**DATA ROWS**
%%

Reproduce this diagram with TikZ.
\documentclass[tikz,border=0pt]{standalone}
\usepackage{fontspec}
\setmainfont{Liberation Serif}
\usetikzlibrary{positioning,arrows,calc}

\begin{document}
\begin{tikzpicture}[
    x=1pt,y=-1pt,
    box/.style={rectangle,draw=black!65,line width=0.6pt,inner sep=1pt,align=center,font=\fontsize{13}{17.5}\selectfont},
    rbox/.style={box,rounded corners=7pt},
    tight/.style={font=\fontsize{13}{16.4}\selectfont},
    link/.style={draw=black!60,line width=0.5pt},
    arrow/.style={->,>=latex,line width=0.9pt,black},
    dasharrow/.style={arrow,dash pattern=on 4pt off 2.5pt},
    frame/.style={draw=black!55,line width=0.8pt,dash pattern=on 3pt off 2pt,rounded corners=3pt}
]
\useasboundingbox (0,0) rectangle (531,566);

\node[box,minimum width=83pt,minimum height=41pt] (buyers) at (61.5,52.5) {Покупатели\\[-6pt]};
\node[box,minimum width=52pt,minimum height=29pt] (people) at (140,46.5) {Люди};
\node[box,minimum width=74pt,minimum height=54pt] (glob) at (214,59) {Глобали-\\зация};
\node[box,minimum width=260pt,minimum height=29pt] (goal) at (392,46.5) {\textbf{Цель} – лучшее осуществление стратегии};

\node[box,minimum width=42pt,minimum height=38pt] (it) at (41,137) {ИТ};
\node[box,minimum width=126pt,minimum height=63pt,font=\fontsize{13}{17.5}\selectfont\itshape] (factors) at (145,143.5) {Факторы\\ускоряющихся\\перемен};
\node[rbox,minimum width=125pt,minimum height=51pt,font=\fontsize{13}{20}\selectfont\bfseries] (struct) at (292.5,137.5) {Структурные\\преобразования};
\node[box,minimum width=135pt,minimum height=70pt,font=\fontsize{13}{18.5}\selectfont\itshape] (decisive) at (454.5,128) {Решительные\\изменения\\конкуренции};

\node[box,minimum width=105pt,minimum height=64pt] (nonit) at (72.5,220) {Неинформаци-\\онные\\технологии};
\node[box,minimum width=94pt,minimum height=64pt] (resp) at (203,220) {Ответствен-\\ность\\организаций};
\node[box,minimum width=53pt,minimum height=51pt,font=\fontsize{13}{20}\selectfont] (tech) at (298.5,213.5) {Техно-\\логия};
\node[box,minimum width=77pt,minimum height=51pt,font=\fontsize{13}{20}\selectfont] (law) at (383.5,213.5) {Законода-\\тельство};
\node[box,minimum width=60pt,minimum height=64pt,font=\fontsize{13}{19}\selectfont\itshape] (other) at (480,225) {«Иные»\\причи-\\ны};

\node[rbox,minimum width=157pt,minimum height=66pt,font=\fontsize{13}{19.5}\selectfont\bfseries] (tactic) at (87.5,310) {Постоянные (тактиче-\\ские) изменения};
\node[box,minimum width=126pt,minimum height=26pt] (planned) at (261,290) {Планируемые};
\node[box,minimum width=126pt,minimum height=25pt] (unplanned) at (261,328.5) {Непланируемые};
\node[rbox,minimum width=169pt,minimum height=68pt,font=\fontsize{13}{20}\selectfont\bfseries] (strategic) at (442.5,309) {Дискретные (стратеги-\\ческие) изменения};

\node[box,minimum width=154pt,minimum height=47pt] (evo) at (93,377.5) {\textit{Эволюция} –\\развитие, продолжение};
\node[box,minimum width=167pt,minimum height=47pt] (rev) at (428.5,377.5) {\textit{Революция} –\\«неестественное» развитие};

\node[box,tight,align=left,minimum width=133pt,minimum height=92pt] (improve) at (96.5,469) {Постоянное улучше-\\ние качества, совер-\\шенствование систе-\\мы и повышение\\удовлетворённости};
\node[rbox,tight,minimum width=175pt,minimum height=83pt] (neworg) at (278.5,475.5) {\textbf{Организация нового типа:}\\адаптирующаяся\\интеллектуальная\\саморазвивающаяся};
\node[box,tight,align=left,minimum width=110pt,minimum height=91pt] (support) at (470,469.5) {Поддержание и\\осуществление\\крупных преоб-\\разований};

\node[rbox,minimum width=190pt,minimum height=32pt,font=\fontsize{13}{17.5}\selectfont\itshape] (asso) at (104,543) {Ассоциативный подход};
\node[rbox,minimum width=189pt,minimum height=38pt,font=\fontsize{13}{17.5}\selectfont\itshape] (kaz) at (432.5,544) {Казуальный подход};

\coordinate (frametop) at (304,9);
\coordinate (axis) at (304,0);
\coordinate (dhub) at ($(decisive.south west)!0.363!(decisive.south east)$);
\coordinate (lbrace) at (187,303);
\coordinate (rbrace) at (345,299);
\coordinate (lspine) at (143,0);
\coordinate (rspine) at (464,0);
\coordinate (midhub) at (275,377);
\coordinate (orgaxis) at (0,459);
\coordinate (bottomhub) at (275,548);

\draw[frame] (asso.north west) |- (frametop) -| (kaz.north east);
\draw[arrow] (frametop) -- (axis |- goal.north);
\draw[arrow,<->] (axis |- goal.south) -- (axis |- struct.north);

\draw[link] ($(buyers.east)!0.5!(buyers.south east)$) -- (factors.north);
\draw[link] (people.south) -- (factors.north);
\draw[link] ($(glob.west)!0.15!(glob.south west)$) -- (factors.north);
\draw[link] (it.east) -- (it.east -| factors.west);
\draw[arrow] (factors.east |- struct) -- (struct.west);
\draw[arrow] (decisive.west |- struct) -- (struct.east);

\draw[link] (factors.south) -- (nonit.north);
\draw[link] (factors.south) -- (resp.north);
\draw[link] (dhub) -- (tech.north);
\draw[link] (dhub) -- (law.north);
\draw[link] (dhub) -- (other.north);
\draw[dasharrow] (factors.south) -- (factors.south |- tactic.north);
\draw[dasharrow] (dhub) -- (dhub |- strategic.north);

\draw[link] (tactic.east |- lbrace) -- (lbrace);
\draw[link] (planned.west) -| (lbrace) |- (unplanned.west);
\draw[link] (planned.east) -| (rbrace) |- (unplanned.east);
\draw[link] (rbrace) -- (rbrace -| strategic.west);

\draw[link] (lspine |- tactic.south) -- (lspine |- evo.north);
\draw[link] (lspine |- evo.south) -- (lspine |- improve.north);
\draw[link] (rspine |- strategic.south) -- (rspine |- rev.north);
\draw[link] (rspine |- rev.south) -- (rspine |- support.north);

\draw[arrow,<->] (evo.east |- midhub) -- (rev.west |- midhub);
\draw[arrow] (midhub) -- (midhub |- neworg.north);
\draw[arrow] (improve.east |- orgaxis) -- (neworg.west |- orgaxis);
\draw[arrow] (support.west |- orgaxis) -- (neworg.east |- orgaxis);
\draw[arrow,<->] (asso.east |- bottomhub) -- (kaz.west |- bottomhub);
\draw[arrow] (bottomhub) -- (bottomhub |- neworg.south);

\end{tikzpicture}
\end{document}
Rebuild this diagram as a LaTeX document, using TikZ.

%%
%%

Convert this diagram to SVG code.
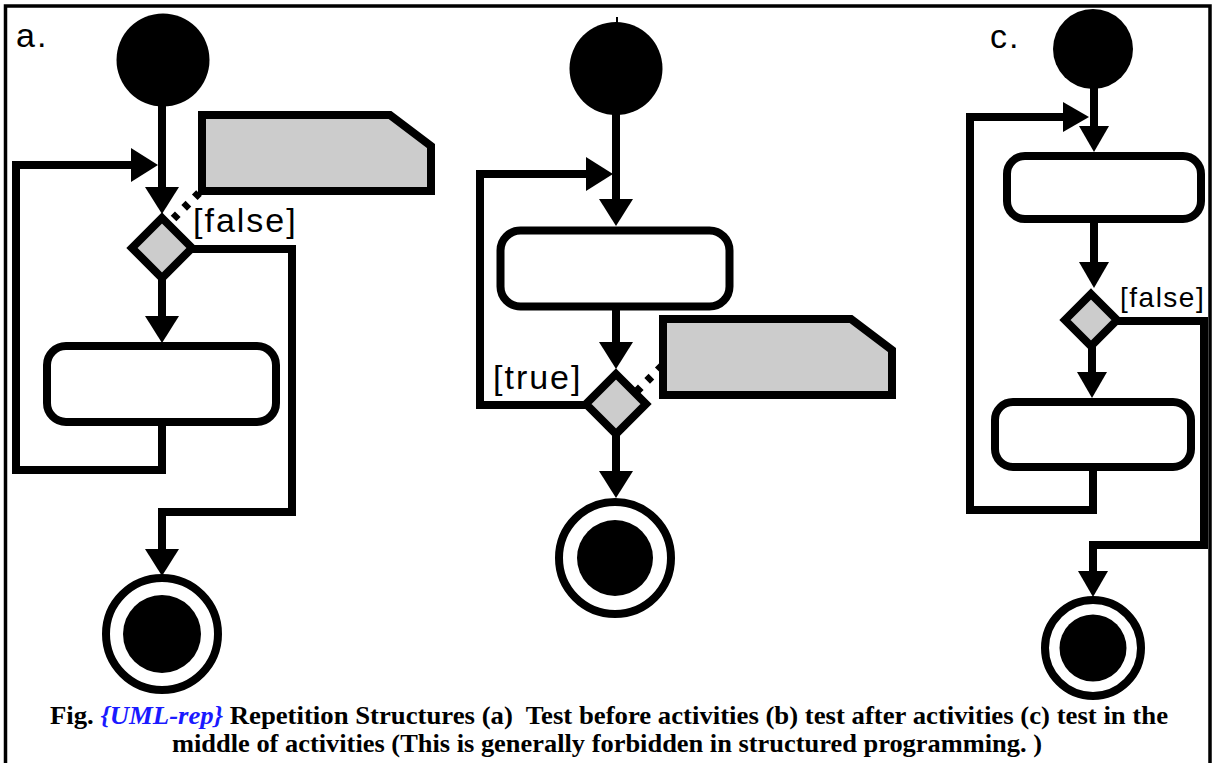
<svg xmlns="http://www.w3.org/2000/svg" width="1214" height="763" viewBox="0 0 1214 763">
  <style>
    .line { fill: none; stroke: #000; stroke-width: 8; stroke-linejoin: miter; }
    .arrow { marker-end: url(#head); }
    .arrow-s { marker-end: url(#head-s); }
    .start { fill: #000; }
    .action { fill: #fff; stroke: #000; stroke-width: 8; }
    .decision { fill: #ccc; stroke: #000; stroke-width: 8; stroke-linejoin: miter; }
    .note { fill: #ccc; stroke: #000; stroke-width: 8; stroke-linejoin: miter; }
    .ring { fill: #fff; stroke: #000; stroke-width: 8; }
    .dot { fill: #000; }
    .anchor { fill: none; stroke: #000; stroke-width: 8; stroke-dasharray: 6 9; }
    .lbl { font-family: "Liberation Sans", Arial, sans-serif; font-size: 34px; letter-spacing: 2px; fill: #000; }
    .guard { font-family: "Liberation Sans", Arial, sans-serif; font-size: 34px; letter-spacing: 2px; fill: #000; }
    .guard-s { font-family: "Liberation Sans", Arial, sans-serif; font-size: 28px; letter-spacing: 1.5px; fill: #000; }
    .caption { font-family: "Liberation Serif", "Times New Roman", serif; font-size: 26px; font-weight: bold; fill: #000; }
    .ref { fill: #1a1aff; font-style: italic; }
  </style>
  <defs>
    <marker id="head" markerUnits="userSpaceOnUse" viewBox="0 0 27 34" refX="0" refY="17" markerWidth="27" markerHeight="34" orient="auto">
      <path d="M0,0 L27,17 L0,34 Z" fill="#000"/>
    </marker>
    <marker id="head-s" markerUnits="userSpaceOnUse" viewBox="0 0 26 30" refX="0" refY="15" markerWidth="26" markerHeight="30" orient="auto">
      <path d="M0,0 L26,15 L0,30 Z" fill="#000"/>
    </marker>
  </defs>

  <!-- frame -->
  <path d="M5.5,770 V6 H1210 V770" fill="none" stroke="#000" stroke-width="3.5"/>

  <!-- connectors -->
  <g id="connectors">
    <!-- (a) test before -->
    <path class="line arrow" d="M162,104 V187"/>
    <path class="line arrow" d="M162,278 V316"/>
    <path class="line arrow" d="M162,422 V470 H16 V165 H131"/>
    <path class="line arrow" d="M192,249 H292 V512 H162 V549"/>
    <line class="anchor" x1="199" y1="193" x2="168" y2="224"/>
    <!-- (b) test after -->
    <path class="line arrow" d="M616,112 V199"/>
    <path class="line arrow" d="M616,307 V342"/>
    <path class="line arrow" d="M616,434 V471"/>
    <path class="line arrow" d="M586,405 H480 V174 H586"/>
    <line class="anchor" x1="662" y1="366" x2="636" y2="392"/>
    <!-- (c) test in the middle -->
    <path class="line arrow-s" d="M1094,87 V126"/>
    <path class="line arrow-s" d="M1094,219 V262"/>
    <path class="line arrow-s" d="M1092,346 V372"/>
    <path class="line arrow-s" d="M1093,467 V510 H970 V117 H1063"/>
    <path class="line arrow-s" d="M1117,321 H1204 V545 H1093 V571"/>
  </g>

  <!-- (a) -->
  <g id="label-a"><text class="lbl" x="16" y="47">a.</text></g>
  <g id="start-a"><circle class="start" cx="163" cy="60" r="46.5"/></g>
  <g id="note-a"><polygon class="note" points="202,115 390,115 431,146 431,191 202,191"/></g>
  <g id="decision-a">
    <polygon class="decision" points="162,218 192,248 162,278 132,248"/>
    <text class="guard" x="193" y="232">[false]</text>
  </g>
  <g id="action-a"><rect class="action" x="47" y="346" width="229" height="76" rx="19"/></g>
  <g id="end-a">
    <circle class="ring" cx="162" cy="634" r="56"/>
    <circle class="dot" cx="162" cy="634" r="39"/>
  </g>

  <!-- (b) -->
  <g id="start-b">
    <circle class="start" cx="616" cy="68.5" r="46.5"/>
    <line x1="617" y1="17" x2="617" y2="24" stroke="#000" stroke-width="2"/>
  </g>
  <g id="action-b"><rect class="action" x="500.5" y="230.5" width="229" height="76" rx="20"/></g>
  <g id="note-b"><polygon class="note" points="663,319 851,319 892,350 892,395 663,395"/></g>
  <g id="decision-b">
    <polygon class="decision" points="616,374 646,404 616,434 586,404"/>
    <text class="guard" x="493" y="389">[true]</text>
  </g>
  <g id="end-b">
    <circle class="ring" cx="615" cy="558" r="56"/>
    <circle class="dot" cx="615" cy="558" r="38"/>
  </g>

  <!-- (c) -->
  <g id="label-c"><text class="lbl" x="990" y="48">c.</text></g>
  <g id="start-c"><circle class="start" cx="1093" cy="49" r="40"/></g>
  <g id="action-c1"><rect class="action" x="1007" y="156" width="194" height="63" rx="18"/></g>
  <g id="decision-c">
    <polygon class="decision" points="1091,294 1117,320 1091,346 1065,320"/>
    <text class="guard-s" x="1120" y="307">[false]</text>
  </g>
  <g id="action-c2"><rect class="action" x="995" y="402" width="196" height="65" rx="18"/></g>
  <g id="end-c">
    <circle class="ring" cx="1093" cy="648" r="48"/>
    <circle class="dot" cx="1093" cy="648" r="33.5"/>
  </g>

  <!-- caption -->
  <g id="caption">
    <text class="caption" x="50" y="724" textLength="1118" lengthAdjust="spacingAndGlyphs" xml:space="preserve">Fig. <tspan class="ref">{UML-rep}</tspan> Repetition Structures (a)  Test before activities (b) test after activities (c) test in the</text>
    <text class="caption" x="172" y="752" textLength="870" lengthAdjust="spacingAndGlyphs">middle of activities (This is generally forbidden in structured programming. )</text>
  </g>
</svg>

%%

**EXERCISE INSTRUCTIONS**
Pull out all lines from the entries above in which the word "diagram" appears.

**WRITTEN ANSWER**
Reproduce this diagram with TikZ.
Rebuild this diagram as a LaTeX document, using TikZ.
Convert this diagram to SVG code.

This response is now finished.